WHAT TO WORK ON. Copy exactly the lines that run from the top of the listing to the line containing "1.810, 1.815, 1.820]", both ends included, and omit the pictures.

COLLECTED MATERIAL.

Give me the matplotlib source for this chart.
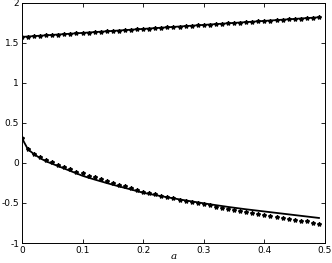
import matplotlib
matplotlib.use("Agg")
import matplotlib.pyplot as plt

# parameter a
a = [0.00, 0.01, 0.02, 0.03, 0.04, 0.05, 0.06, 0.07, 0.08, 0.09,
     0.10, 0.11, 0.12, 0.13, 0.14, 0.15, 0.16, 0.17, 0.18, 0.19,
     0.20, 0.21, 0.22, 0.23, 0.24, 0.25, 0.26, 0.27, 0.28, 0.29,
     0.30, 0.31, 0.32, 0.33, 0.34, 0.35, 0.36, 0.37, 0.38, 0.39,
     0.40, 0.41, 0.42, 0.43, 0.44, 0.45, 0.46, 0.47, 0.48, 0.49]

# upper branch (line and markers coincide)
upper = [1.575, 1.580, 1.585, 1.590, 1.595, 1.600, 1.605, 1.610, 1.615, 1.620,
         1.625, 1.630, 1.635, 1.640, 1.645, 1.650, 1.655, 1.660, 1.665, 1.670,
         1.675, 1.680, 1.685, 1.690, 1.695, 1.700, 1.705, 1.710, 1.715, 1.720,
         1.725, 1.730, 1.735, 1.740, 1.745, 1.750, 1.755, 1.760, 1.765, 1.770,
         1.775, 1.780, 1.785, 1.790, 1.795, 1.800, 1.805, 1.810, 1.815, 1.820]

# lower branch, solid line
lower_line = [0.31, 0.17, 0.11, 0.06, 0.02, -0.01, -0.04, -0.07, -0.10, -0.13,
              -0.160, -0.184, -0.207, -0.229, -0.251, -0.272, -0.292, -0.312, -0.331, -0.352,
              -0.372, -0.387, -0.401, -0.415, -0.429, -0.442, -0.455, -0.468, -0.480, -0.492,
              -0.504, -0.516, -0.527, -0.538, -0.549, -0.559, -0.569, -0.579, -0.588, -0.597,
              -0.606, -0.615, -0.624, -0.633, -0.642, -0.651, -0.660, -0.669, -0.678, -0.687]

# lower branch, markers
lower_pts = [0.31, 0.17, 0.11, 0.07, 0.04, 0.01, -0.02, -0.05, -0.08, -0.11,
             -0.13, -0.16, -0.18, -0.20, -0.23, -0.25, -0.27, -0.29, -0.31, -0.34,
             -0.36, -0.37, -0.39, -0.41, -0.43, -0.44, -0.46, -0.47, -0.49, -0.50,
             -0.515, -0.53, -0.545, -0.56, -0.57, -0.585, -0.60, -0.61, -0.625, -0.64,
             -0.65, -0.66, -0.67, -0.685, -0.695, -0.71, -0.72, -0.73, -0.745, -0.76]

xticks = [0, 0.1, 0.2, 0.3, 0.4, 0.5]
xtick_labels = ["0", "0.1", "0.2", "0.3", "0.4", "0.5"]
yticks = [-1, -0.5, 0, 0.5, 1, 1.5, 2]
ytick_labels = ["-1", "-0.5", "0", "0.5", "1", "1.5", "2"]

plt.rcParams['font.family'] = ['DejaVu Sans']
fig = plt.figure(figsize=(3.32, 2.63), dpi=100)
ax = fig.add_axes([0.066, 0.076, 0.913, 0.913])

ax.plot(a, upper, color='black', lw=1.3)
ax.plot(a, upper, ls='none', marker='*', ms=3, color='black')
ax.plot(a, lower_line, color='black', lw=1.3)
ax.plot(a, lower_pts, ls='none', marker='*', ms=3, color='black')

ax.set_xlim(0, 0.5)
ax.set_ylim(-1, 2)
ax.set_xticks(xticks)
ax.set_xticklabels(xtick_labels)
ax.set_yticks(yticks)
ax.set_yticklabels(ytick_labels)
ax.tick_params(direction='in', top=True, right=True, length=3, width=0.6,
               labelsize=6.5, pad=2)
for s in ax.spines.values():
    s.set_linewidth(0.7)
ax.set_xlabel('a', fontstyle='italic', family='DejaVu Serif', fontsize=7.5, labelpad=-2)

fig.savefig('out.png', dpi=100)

EXERCISE ANSWER.
Give me the matplotlib source for this chart.
import matplotlib
matplotlib.use("Agg")
import matplotlib.pyplot as plt

# parameter a
a = [0.00, 0.01, 0.02, 0.03, 0.04, 0.05, 0.06, 0.07, 0.08, 0.09,
     0.10, 0.11, 0.12, 0.13, 0.14, 0.15, 0.16, 0.17, 0.18, 0.19,
     0.20, 0.21, 0.22, 0.23, 0.24, 0.25, 0.26, 0.27, 0.28, 0.29,
     0.30, 0.31, 0.32, 0.33, 0.34, 0.35, 0.36, 0.37, 0.38, 0.39,
     0.40, 0.41, 0.42, 0.43, 0.44, 0.45, 0.46, 0.47, 0.48, 0.49]

# upper branch (line and markers coincide)
upper = [1.575, 1.580, 1.585, 1.590, 1.595, 1.600, 1.605, 1.610, 1.615, 1.620,
         1.625, 1.630, 1.635, 1.640, 1.645, 1.650, 1.655, 1.660, 1.665, 1.670,
         1.675, 1.680, 1.685, 1.690, 1.695, 1.700, 1.705, 1.710, 1.715, 1.720,
         1.725, 1.730, 1.735, 1.740, 1.745, 1.750, 1.755, 1.760, 1.765, 1.770,
         1.775, 1.780, 1.785, 1.790, 1.795, 1.800, 1.805, 1.810, 1.815, 1.820]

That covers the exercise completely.